It Doesn't Have To Be Right…

… it just has to sound plausible


Doing the Hugos, Part 3d

I was a bit busy last week, with four deadlines all landing on the last day of the month. So I didn’t get the chance to read, or write about, the next novella on the Hugo 2009 shortlist. Which is ‘The Tear’ by Ian McDonald. This was published in Galactic Empires, edited by Gardner Dozois and published by the Science Fiction Book Club.

I actually have a problem with stories from SFBC-published books being eligible for the Hugo Award. You have to be a member of the club to buy the book. It’s not freely available, it cannot be bought in your local Borders, Waterstone’s, Walden Books, or Internet retailer of choice. Hugo Awards should only be given to fiction which can be purchased or read by all.

Even more worrying, for a novella such as ‘The Tear’ to have been nominated, it suggests that SFBC members cast sufficient votes for it to appear on the shortlist. The intersection of Worldcon members and SFBC members must be therefore be disproportionately large. Or the number of nominations disproportionately small.

But that is all – for the moment – irrelevant. And, I suppose, somewhat ironic, given that ‘The Tear’ is best of the novellas I have so far read from the shortlist.

‘The Tear’ shares it setting with ‘Verthandi’s Ring’, McDonald’s story from 2007’s excellent The New Space Opera anthology. It is baroque space opera, full of big numbers, big vistas, and big ideas.

The water world of Tay has been visited by the 800 shatterships of the Anpreen Commonweal, post-humans who have taken the form of nano-motes. A human from Tay, Ptey, learns that the Anpreen are fleeing an enemy. And when that enemy appears on the outer edges of Tay’s planetary system, he leaves his world aboard one of the Anpreen shatterships. He returns alone millennia later to discover Tay has been incinerated. The story then takes an abrupt swerve as it explains the reason why the Anpreen were being hunted.

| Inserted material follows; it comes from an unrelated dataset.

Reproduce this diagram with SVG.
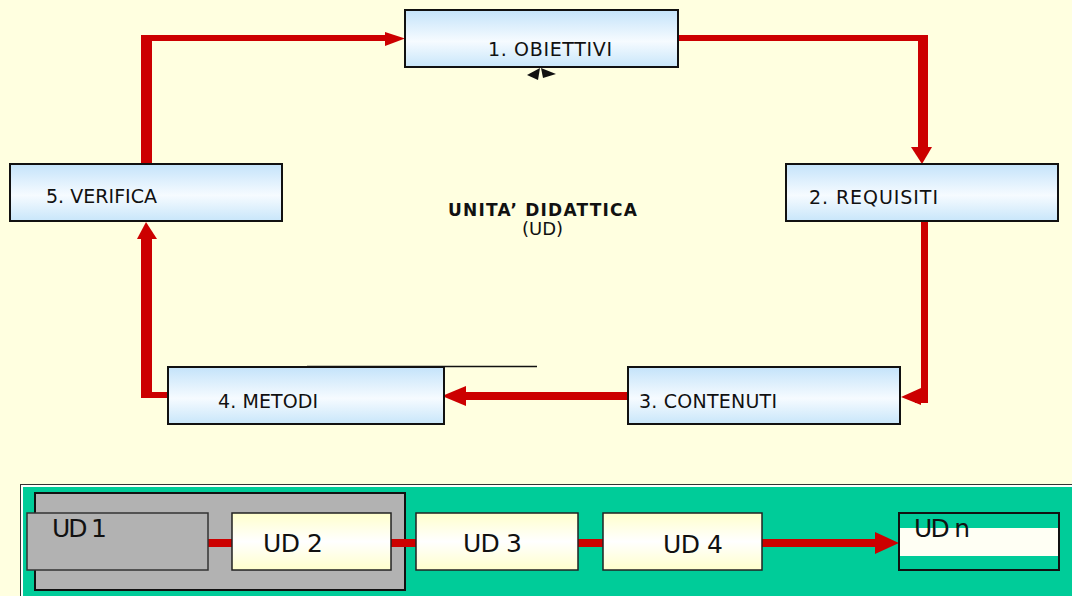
<svg xmlns="http://www.w3.org/2000/svg" width="1072" height="596" viewBox="0 0 1072 596">
  <defs>
    <linearGradient id="boxBlue" x1="0" y1="0" x2="0" y2="1">
      <stop offset="0" stop-color="#C4E3FA"/>
      <stop offset="0.55" stop-color="#F6FBFF"/>
      <stop offset="1" stop-color="#C8E6FA"/>
    </linearGradient>
    <linearGradient id="boxCream" x1="0" y1="0" x2="0" y2="1">
      <stop offset="0" stop-color="#FFFFCC"/>
      <stop offset="0.5" stop-color="#FFFFFF"/>
      <stop offset="1" stop-color="#FFFFCC"/>
    </linearGradient>
  </defs>
  <style>
    .step { fill: url(#boxBlue); stroke: #111; stroke-width: 2; }
    .lbl { font-family: "DejaVu Sans", "Liberation Sans", sans-serif; font-size: 19px; fill: #111; }
    .title { font-family: "DejaVu Sans", "Liberation Sans", sans-serif; font-size: 17px; font-weight: bold; fill: #111; }
    .sub { font-family: "DejaVu Sans", "Liberation Sans", sans-serif; font-size: 18px; fill: #111; }
    .ud { font-family: "DejaVu Sans", "Liberation Sans", sans-serif; font-size: 25px; fill: #111; }
    .red { fill: #CC0000; }
    .udbox { fill: url(#boxCream); stroke: #222; stroke-width: 1.5; }
  </style>

  <!-- page background -->
  <rect x="0" y="0" width="1072" height="596" fill="#FFFFE0"/>

  <!-- cycle connectors -->
  <g id="connectors">
    <!-- 5 -> 1 -->
    <rect class="red" x="141" y="35" width="11" height="129"/>
    <rect class="red" x="141" y="35" width="246" height="6"/>
    <polygon class="red" points="385,32 405,38.5 385,46"/>
    <!-- 1 -> 2 -->
    <rect class="red" x="678" y="35" width="250" height="6"/>
    <rect class="red" x="918" y="35" width="10" height="114"/>
    <polygon class="red" points="911,147 932,147 922,164"/>
    <!-- 2 -> 3 -->
    <rect class="red" x="921" y="222" width="7" height="181"/>
    <rect class="red" x="915" y="394" width="13" height="9"/>
    <polygon class="red" points="901,397 921,388 921,405"/>
    <!-- 3 -> 4 -->
    <rect class="red" x="460" y="392" width="168" height="8"/>
    <polygon class="red" points="442,396 466,386 466,406"/>
    <!-- 4 -> 5 -->
    <rect class="red" x="141" y="392" width="27" height="6"/>
    <rect class="red" x="141" y="236" width="11" height="162"/>
    <polygon class="red" points="137,239 157,239 146,222"/>
    <!-- loose line over step 4 -->
    <line x1="307" y1="366.5" x2="537" y2="366.5" stroke="#111" stroke-width="1.5"/>
    <!-- small arrowheads under step 1 -->
    <polygon points="540,68 527,75 538,80" fill="#111"/>
    <polygon points="541,68 556,74 543,78" fill="#111"/>
  </g>

  <g id="step1">
    <rect class="step" x="405" y="10" width="273" height="57"/>
    <text class="lbl" x="488" y="56" textLength="124" lengthAdjust="spacing">1. OBIETTIVI</text>
  </g>
  <g id="step2">
    <rect class="step" x="786" y="164" width="272" height="57"/>
    <text class="lbl" x="809" y="204" textLength="129" lengthAdjust="spacing">2. REQUISITI</text>
  </g>
  <g id="step3">
    <rect class="step" x="628" y="367" width="272" height="57"/>
    <text class="lbl" x="639" y="408" textLength="138" lengthAdjust="spacing">3. CONTENUTI</text>
  </g>
  <g id="step4">
    <rect class="step" x="168" y="367" width="276" height="57"/>
    <text class="lbl" x="218" y="408" textLength="100" lengthAdjust="spacing">4. METODI</text>
  </g>
  <g id="step5">
    <rect class="step" x="10" y="164" width="272" height="57"/>
    <text class="lbl" x="46" y="203" textLength="111" lengthAdjust="spacing">5. VERIFICA</text>
  </g>

  <g id="centre-title">
    <text class="title" x="448" y="216" textLength="189" lengthAdjust="spacing">UNITA’ DIDATTICA</text>
    <text class="sub" x="522" y="235" textLength="41" lengthAdjust="spacing">(UD)</text>
  </g>

  <!-- sequence of units -->
  <g id="units-panel">
    <rect x="20.5" y="484.5" width="1060" height="120" fill="#FFFFFF" stroke="#333" stroke-width="1"/>
    <rect x="23" y="487" width="1060" height="120" fill="#00CC99"/>
    <rect x="35" y="493" width="370" height="97" fill="#B2B2B2" stroke="#111" stroke-width="2"/>
  </g>

  <g id="unit-links">
    <rect class="red" x="208" y="539" width="24" height="8"/>
    <rect class="red" x="391" y="539" width="25" height="8"/>
    <rect class="red" x="578" y="539" width="25" height="8"/>
    <rect class="red" x="762" y="539" width="115" height="8"/>
    <polygon class="red" points="875,532 899,543 875,554"/>
  </g>

  <g id="ud1">
    <rect x="27" y="513" width="181" height="57" fill="#B2B2B2" stroke="#333" stroke-width="1.5"/>
    <text class="ud" x="52" y="537" textLength="55" lengthAdjust="spacing">UD 1</text>
  </g>
  <g id="ud2">
    <rect class="udbox" x="232" y="513" width="159" height="57"/>
    <text class="ud" x="263" y="552" textLength="60" lengthAdjust="spacing">UD 2</text>
  </g>
  <g id="ud3">
    <rect class="udbox" x="416" y="513" width="162" height="57"/>
    <text class="ud" x="463" y="552" textLength="59" lengthAdjust="spacing">UD 3</text>
  </g>
  <g id="ud4">
    <rect class="udbox" x="603" y="513" width="159" height="57"/>
    <text class="ud" x="663" y="553" textLength="60" lengthAdjust="spacing">UD 4</text>
  </g>
  <g id="udn">
    <rect x="899" y="513" width="160" height="57" fill="#00CC99"/>
    <rect x="900" y="528" width="158" height="28" fill="#FFFFF4"/>
    <rect x="899" y="513" width="160" height="57" fill="none" stroke="#111" stroke-width="2"/>
    <text class="ud" x="914" y="537" textLength="56" lengthAdjust="spacing">UD n</text>
  </g>
</svg>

Looked at from a great height, ‘The Tear’ appears somewhat thin on plot. Ptey leaves, Ptey comes home again, Ptey works out why it all happened. It’s tempting to compare ‘The Tear’ to a painting by an Old Master, rich in colour and detail, but depicting only an old man sitting in a chair. Some have said there’s too much detail in it for a novella, that it would be better-suited to novel-length. I disagree: the story is the details…

Which in turn leads to ‘The Tear’s one major failing. McDonald has created so rich a background he can’t help but stop his plot every now and again and unload exposition on the reader. In that respect, ‘The Tear’ is even moreso heartland sf than it actually presents: it displays in full the unique vision of the genre, yet fails to overcome its greatest handicap.

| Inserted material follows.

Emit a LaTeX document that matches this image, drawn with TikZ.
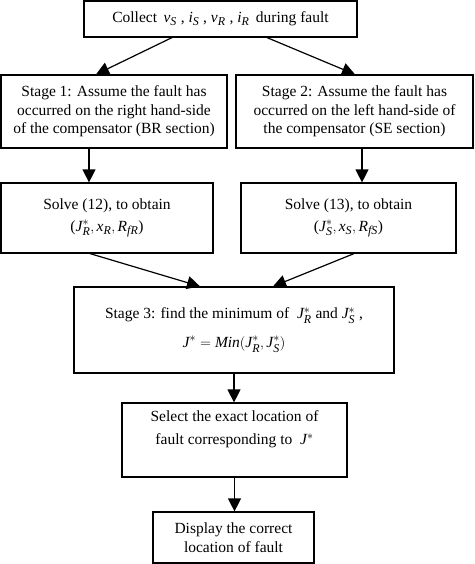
\documentclass[tikz,border=0pt]{standalone}
\usepackage{amsmath}
\usepackage{fontspec}
\setmainfont{Liberation Serif}
\usetikzlibrary{arrows.meta}
\DeclareMathSizes{15.5}{15.5}{12}{10}
\newcommand{\mi}[1]{\textit{#1}}
\begin{document}
\begin{tikzpicture}[x=1pt,y=1pt,
  box/.style={draw, line width=1.2pt, align=center, inner sep=0pt,
    font=\fontsize{15.5}{18.5}\selectfont},
  arr/.style={line width=1.2pt, -{Triangle[length=13pt,width=13pt]}}]
\useasboundingbox (0,0) rectangle (474,-564);
\node[box, minimum width=273, minimum height=36] (top) at (220.5,-19)
  {Collect \,$\mi{v}_{\mi{S}}$ , $\mi{i}_{\mi{S}}$ , $\mi{v}_{\mi{R}}$ , $\mi{i}_{\mi{R}}$\, during fault};
\node[box, minimum width=226, minimum height=73] (s1) at (114,-111.5)
  {Stage 1: Assume the fault has\\occurred on the right hand-side\\of the compensator (BR section)};
\node[box, minimum width=237, minimum height=73] (s2) at (354.5,-111.5)
  {Stage 2: Assume the fault has\\occurred on the left hand-side of\\the compensator (SE section)};
\node[box, minimum width=212, minimum height=70] (sol1) at (107,-218)
  {Solve (12), to obtain\\[3pt]($\mi{J}^{*}_{\mi{R}}, \mi{x}_{\mi{R}}, \mi{R}_{\mi{fR}}$)};
\node[box, minimum width=215, minimum height=70] (sol2) at (348.5,-218)
  {Solve (13), to obtain\\[3pt]($\mi{J}^{*}_{\mi{S}}, \mi{x}_{\mi{S}}, \mi{R}_{\mi{fS}}$)};
\node[box, minimum width=320, minimum height=86] (st3) at (234,-330)
  {Stage 3: find the minimum of \ $\mi{J}^{*}_{\mi{R}}$ and $\mi{J}^{*}_{\mi{S}}$ ,\\[10pt]$\mi{J}^{*} = \mi{Min}(\mi{J}^{*}_{\mi{R}}, \mi{J}^{*}_{\mi{S}})$};
\node[box, minimum width=225, minimum height=74, text depth=0pt] (sel) at (234.5,-440)
  {Select the exact location of\\[5pt]fault corresponding to \ $\mi{J}^{*}$\\[6pt]};
\node[box, minimum width=161, minimum height=51] (disp) at (233.5,-537.5)
  {Display the correct\\location of fault};
\draw[arr] ([xshift=-48.5]top.south) -- ([xshift=-18]s1.north);
\draw[arr] ([xshift=46.5]top.south) -- ([xshift=0.5]s2.north);
\draw[arr] ([xshift=-25]s1.south) -- ([xshift=-25]s1.south |- sol1.north);
\draw[arr] ([xshift=7.5]s2.south) -- ([xshift=7.5]s2.south |- sol2.north);
\draw[arr] ([xshift=-17]sol1.south) -- ([xshift=-34]st3.north);
\draw[arr] ([xshift=5.5]sol2.south) -- ([xshift=39]st3.north);
\draw[arr] (st3.south) -- (st3.south |- sel.north);
\draw[arr] (sel.south) -- (sel.south |- disp.north);
\end{tikzpicture}
\end{document}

In other words, ‘The Tear’ full of eyeball kicks. For instance, in the Anpreen shattership, Thirty Third Tranquil Abode, there is a waterfall: “Feet down to world-sea, head up to the roof, it was a true fall, a cylinder of falling water two hundred metres across and forty kilometres long.” This is not true of the other novellas I’ve read from the shortlist.

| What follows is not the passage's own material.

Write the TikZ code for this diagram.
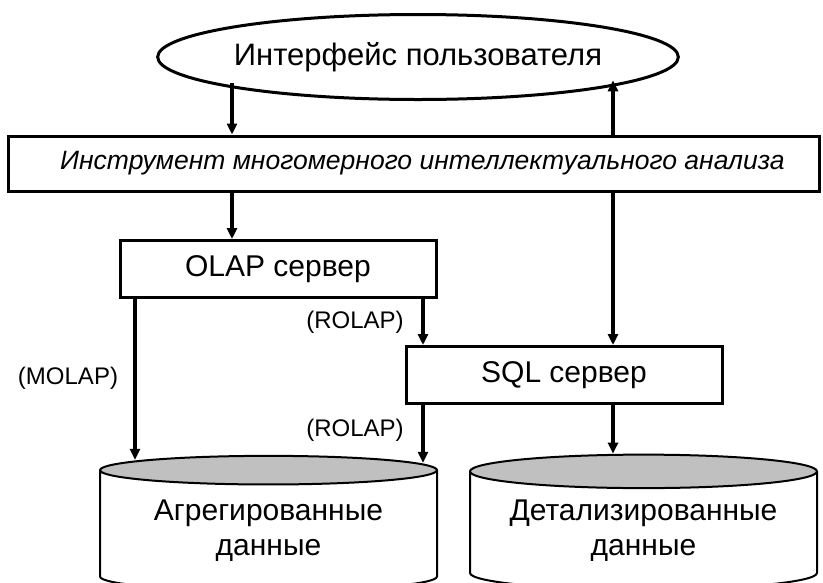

There’s also some lovely writing in it – “… the catboat ran fast and fresh on a sweet wind across the darkening water” on the very first page, for example. There is also writing which is somewhat over-ornamented, which only just manages to avoid falling flat on its face. But then that is McDonald’s skill as a writer: taking his prose to the edge of ostentation, and then pulling it back from the brink before it collapses into a jumbled heap of over-written prose.

‘The Tear’ is one of those stories which reminds you why you read science fiction. Not everything in it is convincing – not just the ideas on display, but also the dénouement – but it doesn’t matter. It is as big as the universe and full of fireworks-explosions of ideas, and that’s what good sf is.